How does temperature affect friction coefficients in these calculations?
Temperature significantly impacts friction through several mechanisms:
- Material Softening: Higher temperatures can soften materials (especially polymers), increasing real contact area and thus friction
- Lubrication Effects: Heat can melt surface asperities or activate lubricants, reducing friction
- Oxidation: Increased temperatures may accelerate surface oxidation, creating different friction characteristics
- Thermal Expansion: Differential expansion of contacting materials can alter the interface
- Phase Changes: Some materials (like PTFE) exhibit dramatic friction changes at specific temperatures
For precise engineering applications, consult material-specific friction-temperature curves from sources like the NIST Materials Science Database.
What are the limitations of this calculator for real-world applications?
While powerful for educational and many practical purposes, this calculator makes several simplifying assumptions:
- Perfectly rigid bodies (no deformation under load)
- Uniform material properties across contact surfaces
- Constant friction coefficients regardless of velocity or pressure
- No environmental factors (humidity, dust, etc.)
- Instantaneous response to force changes
- No consideration of surface wear over time
- Assumes pure sliding (no rolling or spinning)
For critical applications, consider using finite element analysis (FEA) software that can model these complex factors.
How can I experimentally determine the coefficient of friction for custom materials?

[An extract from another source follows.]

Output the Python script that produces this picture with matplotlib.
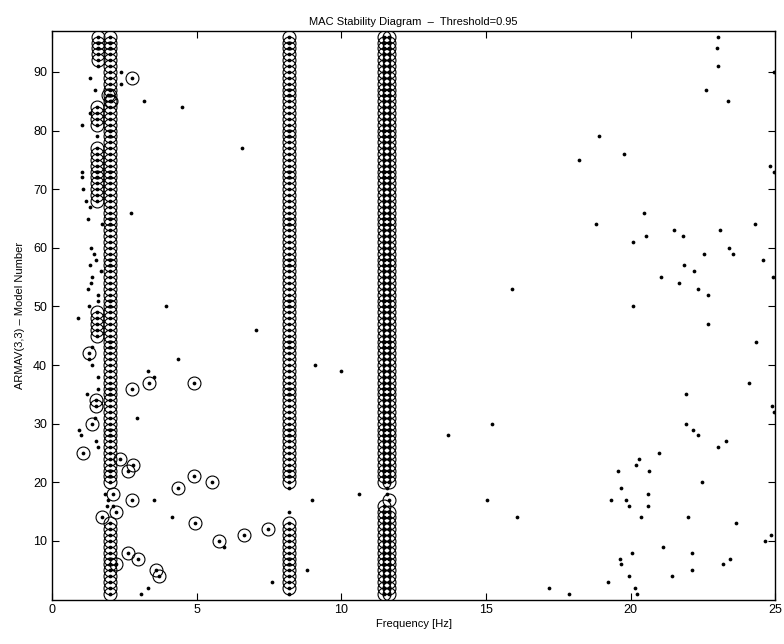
import matplotlib
matplotlib.use("Agg")
import matplotlib.pyplot as plt

plt.rcParams['font.family'] = ['Liberation Sans', 'DejaVu Sans']

# ---- data: poles that did not meet the MAC threshold (dot only) ----
unstable_freq = [
    2.40, 1.31, 2.39, 1.48, 3.18, 4.50, 1.31, 1.05, 1.55, 6.56, 1.04, 1.04, 1.06, 1.17,
    1.30, 2.73, 1.25, 1.73, 1.34, 1.44, 1.52, 1.33, 1.70, 1.37, 1.34, 1.25, 1.58, 1.58,
    1.29, 3.93, 0.91, 7.05, 1.37, 1.29, 4.35, 1.37, 9.10, 3.33, 9.99, 1.58, 3.54, 1.58,
    1.22, 1.49, 2.93, 0.95, 1.00, 13.70, 1.52, 1.58, 15.21, 10.61, 1.83, 1.95, 9.00,
    15.05, 3.53, 1.89, 2.10, 8.18, 16.07, 4.16, 5.93, 8.80, 7.59, 3.31, 3.08, 1.58,
    8.18, 8.18, 11.57, 11.57,
    23.02, 22.99, 23.02, 24.94, 22.60, 23.35, 18.92, 19.77, 18.20, 24.80, 24.94, 20.45,
    18.79, 24.28, 21.48, 23.08, 20.53, 21.80, 20.08, 23.39, 22.53, 23.54, 24.57, 21.83,
    22.20, 21.04, 24.91, 21.68, 15.90, 22.32, 22.68, 20.08, 22.66,
    24.33, 24.10, 21.91, 24.87, 24.94, 21.91, 22.17, 22.32, 23.01, 23.31, 20.99, 20.28,
    20.18, 19.56, 20.62, 22.47, 19.65, 20.59, 19.33, 19.85, 19.94, 20.59, 20.36, 21.98,
    23.64, 24.84, 24.64, 21.10, 20.04, 22.11, 19.62, 23.43, 19.65, 23.18, 19.94, 21.44,
    22.11, 19.22, 20.14, 17.17, 17.86, 20.23,
]
unstable_model = [
    90, 89, 88, 87, 85, 84, 83, 81, 79, 77, 73, 72, 70, 68,
    67, 66, 65, 64, 60, 59, 58, 57, 56, 55, 54, 53, 52, 51,
    50, 50, 48, 46, 43, 41, 41, 40, 40, 39, 39, 38, 38, 36,
    35, 31, 31, 29, 28, 28, 27, 26, 30, 18, 18, 17, 17,
    17, 17, 16, 16, 15, 14, 14, 9, 5, 3, 2, 1, 91,
    19, 1, 19, 18,
    96, 94, 91, 90, 87, 85, 79, 76, 75, 74, 73, 66,
    64, 64, 63, 63, 62, 62, 61, 60, 59, 59, 58, 57,
    56, 55, 55, 54, 53, 53, 52, 50, 47,
    44, 37, 35, 33, 32, 30, 29, 28, 26, 27, 25, 24,
    23, 22, 22, 20, 19, 18, 17, 17, 16, 16, 14, 14,
    13, 11, 10, 9, 8, 8, 7, 7, 6, 6, 4, 4,
    5, 3, 2, 2, 1, 1,
]

# ---- data: isolated stable poles (dot + circle) ----
stable_freq = [
    2.76, 1.28, 3.36, 4.91, 2.78, 1.52, 1.52, 1.39, 1.07, 2.36, 2.81, 2.62, 4.92, 5.54,
    4.37, 2.10, 2.78, 2.21, 1.72, 4.94, 7.45, 6.62, 5.78, 2.62, 2.99, 2.22, 3.58, 3.70,
    11.65, 11.47, 1.95, 2.05,
]
stable_model = [
    89, 42, 37, 37, 36, 34, 33, 30, 25, 24, 23, 22, 21, 20,
    19, 18, 17, 15, 14, 13, 12, 11, 10, 8, 7, 6, 5, 4,
    17, 16, 86, 85,
]

# ---- data: stable modes tracked over consecutive model numbers ----
run_freq = [2.00, 2.00, 1.58, 1.55, 1.55, 1.55, 8.18, 8.18, 11.49, 11.49, 11.65, 11.65]
run_first_model = [1, 20, 92, 81, 68, 45, 2, 20, 1, 20, 1, 20]
run_last_model = [13, 96, 96, 84, 77, 49, 13, 96, 15, 96, 15, 96]

x_ticks = [0, 5, 10, 15, 20, 25]
y_ticks = [10, 20, 30, 40, 50, 60, 70, 80, 90]

# expand runs
sf = list(stable_freq)
sm = list(stable_model)
for f, a, b in zip(run_freq, run_first_model, run_last_model):
    for m in range(a, b + 1):
        sf.append(f)
        sm.append(m)

fig = plt.figure(figsize=(7.84, 6.44), dpi=100)
ax = fig.add_axes([0.0663, 0.069, 0.9227, 0.883])

ax.plot(unstable_freq, unstable_model, linestyle='none', marker='o',
        markersize=2.7, color='black', markeredgewidth=0)
ax.plot(sf, sm, linestyle='none', marker='o', markersize=2.7,
        color='black', markeredgewidth=0)
ax.plot(sf, sm, linestyle='none', marker='o', markersize=9.3,
        markerfacecolor='none', markeredgecolor='black', markeredgewidth=0.8)

ax.set_xlim(0, 25)
ax.set_ylim(0, 97)
ax.set_xticks(x_ticks)
ax.set_yticks(y_ticks)
ax.tick_params(direction='in', length=5, width=0.8, top=True, right=True,
               labelsize=9)
for s in ax.spines.values():
    s.set_linewidth(1.0)

ax.set_title('MAC Stability Diagram  \u2013  Threshold=0.95', fontsize=8, pad=4)
ax.set_xlabel('Frequency [Hz]', fontsize=8, labelpad=2)
ax.set_ylabel('ARMAV(3,3) \u2013 Model Number', fontsize=8, labelpad=6)

fig.savefig('out.png', dpi=100)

You can determine μ experimentally using an inclined plane method:
- Place your material sample on an adjustable inclined plane
- Slowly increase the angle until the sample begins to slide
- Record this critical angle (θcrit)
- Calculate μ = tan(θcrit)
For more precision:
- Use a force gauge to measure the exact force needed to initiate motion
- Conduct multiple trials and average results
- Test under controlled temperature and humidity
- Clean surfaces thoroughly between tests
For standardized testing methods, refer to ASTM G115 or ISO 8295 standards.